All of the lines below are to be printed again exactly; images are excluded from the output.
+++ AVAILABLE DATA +++
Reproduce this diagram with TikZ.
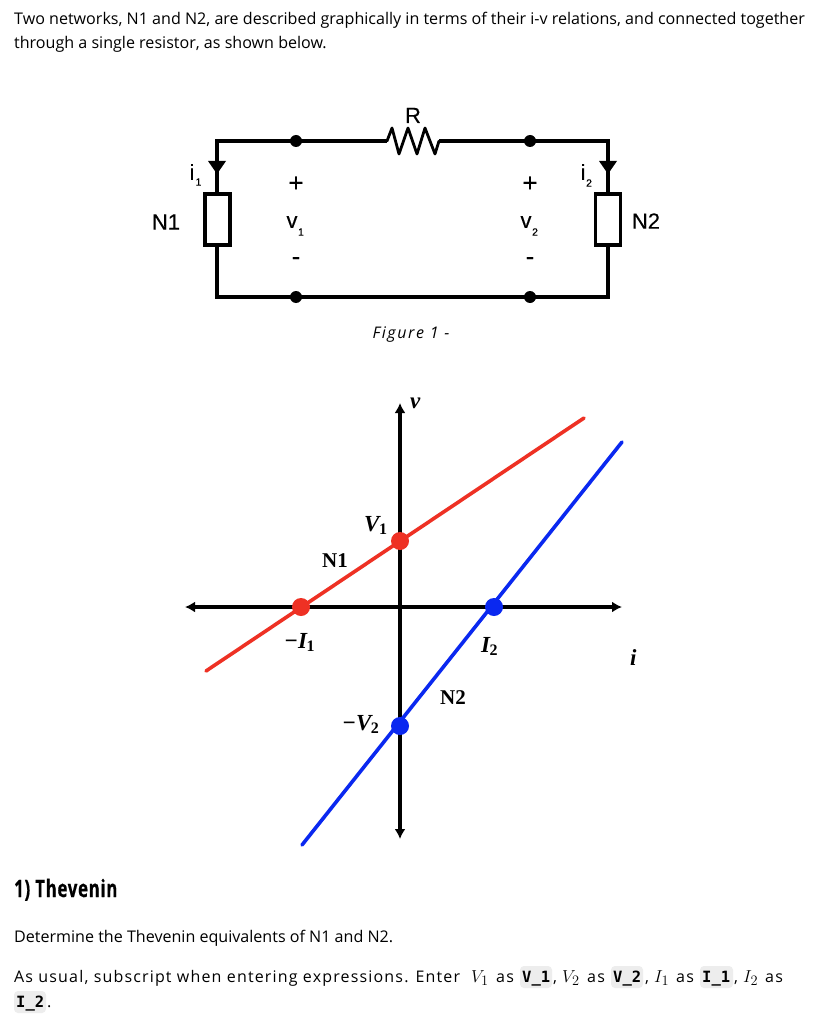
\documentclass[tikz,border=0pt]{standalone}
\usepackage{fontspec}
\setmainfont{Open Sans}
\newfontfamily\circf[FakeBold=0.25]{Liberation Sans}
\newfontfamily\mathf{Liberation Serif}
\newfontfamily\headf[FakeStretch=0.7,LetterSpace=3,FakeBold=0.6]{Open Sans}
\newfontfamily\spacedf[LetterSpace=7.3]{Open Sans}
\newfontfamily\figf[LetterSpace=10]{Open Sans}
\newfontfamily\codef{DejaVu Sans Mono}
\definecolor{redl}{HTML}{EE3124}
\definecolor{bluel}{HTML}{0A28F0}
\definecolor{chipc}{HTML}{EDEDED}
\newcommand{\bodysz}{\fontsize{16.08}{20}\selectfont}
\newcommand{\spsz}{\spacedf\fontsize{16}{20}\selectfont}
\newcommand{\ptsub}[1]{\raisebox{-3.5pt}{\kern-0.5pt\mathf\upshape\bfseries\fontsize{16}{18}\selectfont #1}}
\usetikzlibrary{arrows.meta}
\tikzset{
 body/.style={anchor=base west,inner sep=0,font=\bodysz},
 spaced/.style={anchor=base west,inner sep=0,font=\spsz},
 inl/.style={anchor=base west,inner sep=0,font=\fontsize{19}{20}\selectfont},
 wire/.style={line width=3.3pt,line cap=butt,line join=miter},
 zig/.style={line width=2.8pt,line cap=round,line join=round},
 junction/.style={circle,fill=black,inner sep=0,minimum size=12pt},
 netbox/.style={draw,line width=3.2pt,fill=white,minimum width=25pt,minimum height=51pt,inner sep=0},
 clab/.style={inner sep=0,font=\circf\fontsize{22}{24}\selectfont},
 signl/.style={inner sep=0,font=\circf\fontsize{26}{26}\selectfont},
 subc/.style={inner sep=0,font=\circf\fontsize{10.5}{12}\selectfont},
 axisl/.style={line width=3.5pt,-{Latex[length=10pt,width=11pt]}},
 ptlab/.style={anchor=base west,inner sep=0,font=\mathf\bfseries\itshape\fontsize{23}{24}\selectfont},
 nlab/.style={inner sep=0,font=\mathf\bfseries\fontsize{21}{24}\selectfont},
 curve/.style={line width=3.6pt,line cap=round},
 reddot/.style={circle,fill=redl,inner sep=0,minimum size=18pt},
 bluedot/.style={circle,fill=bluel,inner sep=0,minimum size=18pt},
 chip/.style={fill=chipc,rounded corners=4pt,draw=none},
 codet/.style={anchor=base west,inner sep=0,font=\codef\bfseries\fontsize{15.5}{18}\selectfont},
}
\begin{document}
\begin{tikzpicture}[x=1pt,y=-1pt]
\useasboundingbox (0,0) rectangle (821,1024);
\fill[white] (0,0) rectangle (821,1024);

% intro
\node[body] (t1) at (14,24.5) {Two networks, N1 and N2, are described graphically in terms of their i-v relations, and connected together};
\node[body] (t2) at (14,48.5) {through a single resistor, as shown below.};

% circuit
\coordinate (tl) at (217,141);
\coordinate (tr) at (608,141);
\coordinate (bl) at (217,297);
\coordinate (br) at (608,297);
\coordinate (r1) at (387,141);
\coordinate (r2) at (439,141);
\coordinate (ta1) at (296,141);
\coordinate (ta2) at (530,141);
\coordinate (tb1) at (296,297);
\coordinate (tb2) at (530,297);
\draw[wire] (r1) -- (ta1) -- (tl) -- (bl) -- (tb1) -- (tb2) -- (br) -- (tr) -- (ta2) -- (r2);
\draw[zig] (r1) -- (392,128) -- (399,154) -- (408,128) -- (417,154) -- (425,128) -- (435,154) -- (r2);
\node[junction] (a1) at (ta1) {};
\node[junction] (a2) at (ta2) {};
\node[junction] (b1) at (tb1) {};
\node[junction] (b2) at (tb2) {};
\node[netbox] (n1) at (217.5,219.5) {};
\node[netbox] (n2) at (608,219.5) {};
\fill (208,161) -- (226,161) -- (217,174) -- cycle;
\fill (599,161) -- (617,161) -- (608,174) -- cycle;
\node[clab,anchor=base] (rl) at (413,123) {R};
\node[clab] (nl1) at (166,222) {N1};
\node[clab] (nl2) at (646,221) {N2};
\node[clab] at (192,172) {i};
\node[subc] at (198.5,182) {1};
\node[clab] at (583,172) {i};
\node[subc] at (589,183) {2};
\node[signl] at (296,184) {+};
\node[signl] at (530,184) {+};
\node[clab] at (292,222) {v};
\node[subc] at (301,232) {1};
\node[clab] at (526,222) {v};
\node[subc] at (535,232) {2};
\node[signl] at (296,261) {-};
\node[signl] at (530,261) {-};

\node[anchor=base,inner sep=0,font=\figf\itshape\fontsize{16}{20}\selectfont] (fig) at (411,338) {Figure 1 -};

% graph
\coordinate (xl) at (185,607);
\coordinate (xr) at (622,607);
\coordinate (yt) at (400,403);
\coordinate (yb) at (400,839);
\coordinate (o) at (400,607);
\draw[axisl] (o) -- (xl);
\draw[axisl] (o) -- (xr);
\draw[axisl] (o) -- (yt);
\draw[axisl] (o) -- (yb);
\coordinate (ra) at (206,671);
\coordinate (rb) at (584,418);
\coordinate (ba) at (302,845);
\coordinate (bb) at (622,442);
\draw[curve,redl] (ra) -- (rb);
\draw[curve,bluel] (ba) -- (bb);
\node[reddot] (dv1) at (400,541) {};
\node[reddot] (di1) at (301,607) {};
\node[bluedot] (di2) at (494,607) {};
\node[bluedot] (dv2) at (400,726) {};
\node[ptlab] at (410,408) {v};
\node[ptlab] at (630,665) {i};
\node[ptlab] at (364,531) {V\ptsub{1}};
\node[ptlab] at (284,648) {−I\ptsub{1}};
\node[ptlab] at (481,652) {I\ptsub{2}};
\node[ptlab] at (342,730) {−V\ptsub{2}};
\node[nlab] at (335,561) {N1};
\node[nlab] at (453,698) {N2};

% bottom text
\node[anchor=base west,inner sep=0,font=\headf\bfseries\fontsize{24}{28}\selectfont] (h) at (14,897) {1) Thevenin};
\node[body] (t3) at (14,942.5) {Determine the Thevenin equivalents of N1 and N2.};
\fill[chip] (520,966) rectangle (552,988);
\fill[chip] (611,966) rectangle (643,988);
\fill[chip] (700,966) rectangle (733,988);
\fill[chip] (14,991) rectangle (46,1013);
\node[spaced] (t4) at (14,982.5) {As usual, subscript when entering expressions. Enter};
\node[inl] at (471,982.5) {$V_1$};
\node[spaced] at (496,982.5) {as};
\node[codet] at (522,982.5) {V\_1};
\node[body] at (553,982.5) {,};
\node[inl] at (562,982.5) {$V_2$};
\node[spaced] at (587,982.5) {as};
\node[codet] at (613,982.5) {V\_2};
\node[body] at (645,982.5) {,};
\node[inl] at (654,982.5) {$I_1$};
\node[spaced] at (676,982.5) {as};
\node[codet] at (702,982.5) {I\_1};
\node[body] at (734,982.5) {,};
\node[inl] at (743,982.5) {$I_2$};
\node[spaced] at (765,982.5) {as};
\node[codet] at (16,1007.5) {I\_2};
\node[body] at (47,1007.5) {.};
\end{tikzpicture}
\end{document}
+++
### TASK RESULT
Reproduce this diagram with TikZ.
\documentclass[tikz,border=0pt]{standalone}
\usepackage{fontspec}
\setmainfont{Open Sans}
\newfontfamily\circf[FakeBold=0.25]{Liberation Sans}
\newfontfamily\mathf{Liberation Serif}
\newfontfamily\headf[FakeStretch=0.7,LetterSpace=3,FakeBold=0.6]{Open Sans}
\newfontfamily\spacedf[LetterSpace=7.3]{Open Sans}
\newfontfamily\figf[LetterSpace=10]{Open Sans}
\newfontfamily\codef{DejaVu Sans Mono}
\definecolor{redl}{HTML}{EE3124}
\definecolor{bluel}{HTML}{0A28F0}
\definecolor{chipc}{HTML}{EDEDED}
\newcommand{\bodysz}{\fontsize{16.08}{20}\selectfont}
\newcommand{\spsz}{\spacedf\fontsize{16}{20}\selectfont}
\newcommand{\ptsub}[1]{\raisebox{-3.5pt}{\kern-0.5pt\mathf\upshape\bfseries\fontsize{16}{18}\selectfont #1}}
\usetikzlibrary{arrows.meta}
\tikzset{
 body/.style={anchor=base west,inner sep=0,font=\bodysz},
 spaced/.style={anchor=base west,inner sep=0,font=\spsz},
 inl/.style={anchor=base west,inner sep=0,font=\fontsize{19}{20}\selectfont},
 wire/.style={line width=3.3pt,line cap=butt,line join=miter},
 zig/.style={line width=2.8pt,line cap=round,line join=round},
 junction/.style={circle,fill=black,inner sep=0,minimum size=12pt},
 netbox/.style={draw,line width=3.2pt,fill=white,minimum width=25pt,minimum height=51pt,inner sep=0},
 clab/.style={inner sep=0,font=\circf\fontsize{22}{24}\selectfont},
 signl/.style={inner sep=0,font=\circf\fontsize{26}{26}\selectfont},
 subc/.style={inner sep=0,font=\circf\fontsize{10.5}{12}\selectfont},
 axisl/.style={line width=3.5pt,-{Latex[length=10pt,width=11pt]}},
 ptlab/.style={anchor=base west,inner sep=0,font=\mathf\bfseries\itshape\fontsize{23}{24}\selectfont},
 nlab/.style={inner sep=0,font=\mathf\bfseries\fontsize{21}{24}\selectfont},
 curve/.style={line width=3.6pt,line cap=round},
 reddot/.style={circle,fill=redl,inner sep=0,minimum size=18pt},
 bluedot/.style={circle,fill=bluel,inner sep=0,minimum size=18pt},
 chip/.style={fill=chipc,rounded corners=4pt,draw=none},
 codet/.style={anchor=base west,inner sep=0,font=\codef\bfseries\fontsize{15.5}{18}\selectfont},
}
\begin{document}
\begin{tikzpicture}[x=1pt,y=-1pt]
\useasboundingbox (0,0) rectangle (821,1024);
\fill[white] (0,0) rectangle (821,1024);

% intro
\node[body] (t1) at (14,24.5) {Two networks, N1 and N2, are described graphically in terms of their i-v relations, and connected together};
\node[body] (t2) at (14,48.5) {through a single resistor, as shown below.};

% circuit
\coordinate (tl) at (217,141);
\coordinate (tr) at (608,141);
\coordinate (bl) at (217,297);
\coordinate (br) at (608,297);
\coordinate (r1) at (387,141);
\coordinate (r2) at (439,141);
\coordinate (ta1) at (296,141);
\coordinate (ta2) at (530,141);
\coordinate (tb1) at (296,297);
\coordinate (tb2) at (530,297);
\draw[wire] (r1) -- (ta1) -- (tl) -- (bl) -- (tb1) -- (tb2) -- (br) -- (tr) -- (ta2) -- (r2);
\draw[zig] (r1) -- (392,128) -- (399,154) -- (408,128) -- (417,154) -- (425,128) -- (435,154) -- (r2);
\node[junction] (a1) at (ta1) {};
\node[junction] (a2) at (ta2) {};
\node[junction] (b1) at (tb1) {};
\node[junction] (b2) at (tb2) {};
\node[netbox] (n1) at (217.5,219.5) {};
\node[netbox] (n2) at (608,219.5) {};
\fill (208,161) -- (226,161) -- (217,174) -- cycle;
\fill (599,161) -- (617,161) -- (608,174) -- cycle;
\node[clab,anchor=base] (rl) at (413,123) {R};
\node[clab] (nl1) at (166,222) {N1};
\node[clab] (nl2) at (646,221) {N2};
\node[clab] at (192,172) {i};
\node[subc] at (198.5,182) {1};
\node[clab] at (583,172) {i};
\node[subc] at (589,183) {2};
\node[signl] at (296,184) {+};
\node[signl] at (530,184) {+};
\node[clab] at (292,222) {v};
\node[subc] at (301,232) {1};
\node[clab] at (526,222) {v};
\node[subc] at (535,232) {2};
\node[signl] at (296,261) {-};
\node[signl] at (530,261) {-};

\node[anchor=base,inner sep=0,font=\figf\itshape\fontsize{16}{20}\selectfont] (fig) at (411,338) {Figure 1 -};

% graph
\coordinate (xl) at (185,607);
\coordinate (xr) at (622,607);
\coordinate (yt) at (400,403);
\coordinate (yb) at (400,839);
\coordinate (o) at (400,607);
\draw[axisl] (o) -- (xl);
\draw[axisl] (o) -- (xr);
\draw[axisl] (o) -- (yt);
\draw[axisl] (o) -- (yb);
\coordinate (ra) at (206,671);
\coordinate (rb) at (584,418);
\coordinate (ba) at (302,845);
\coordinate (bb) at (622,442);
\draw[curve,redl] (ra) -- (rb);
\draw[curve,bluel] (ba) -- (bb);
\node[reddot] (dv1) at (400,541) {};
\node[reddot] (di1) at (301,607) {};
\node[bluedot] (di2) at (494,607) {};
\node[bluedot] (dv2) at (400,726) {};
\node[ptlab] at (410,408) {v};
\node[ptlab] at (630,665) {i};
\node[ptlab] at (364,531) {V\ptsub{1}};
\node[ptlab] at (284,648) {−I\ptsub{1}};
\node[ptlab] at (481,652) {I\ptsub{2}};
\node[ptlab] at (342,730) {−V\ptsub{2}};
\node[nlab] at (335,561) {N1};
\node[nlab] at (453,698) {N2};

% bottom text
\node[anchor=base west,inner sep=0,font=\headf\bfseries\fontsize{24}{28}\selectfont] (h) at (14,897) {1) Thevenin};
\node[body] (t3) at (14,942.5) {Determine the Thevenin equivalents of N1 and N2.};
\fill[chip] (520,966) rectangle (552,988);
\fill[chip] (611,966) rectangle (643,988);
\fill[chip] (700,966) rectangle (733,988);
\fill[chip] (14,991) rectangle (46,1013);
\node[spaced] (t4) at (14,982.5) {As usual, subscript when entering expressions. Enter};
\node[inl] at (471,982.5) {$V_1$};
\node[spaced] at (496,982.5) {as};
\node[codet] at (522,982.5) {V\_1};
\node[body] at (553,982.5) {,};
\node[inl] at (562,982.5) {$V_2$};
\node[spaced] at (587,982.5) {as};
\node[codet] at (613,982.5) {V\_2};
\node[body] at (645,982.5) {,};
\node[inl] at (654,982.5) {$I_1$};
\node[spaced] at (676,982.5) {as};
\node[codet] at (702,982.5) {I\_1};
\node[body] at (734,982.5) {,};
\node[inl] at (743,982.5) {$I_2$};
\node[spaced] at (765,982.5) {as};
\node[codet] at (16,1007.5) {I\_2};
\node[body] at (47,1007.5) {.};
\end{tikzpicture}
\end{document}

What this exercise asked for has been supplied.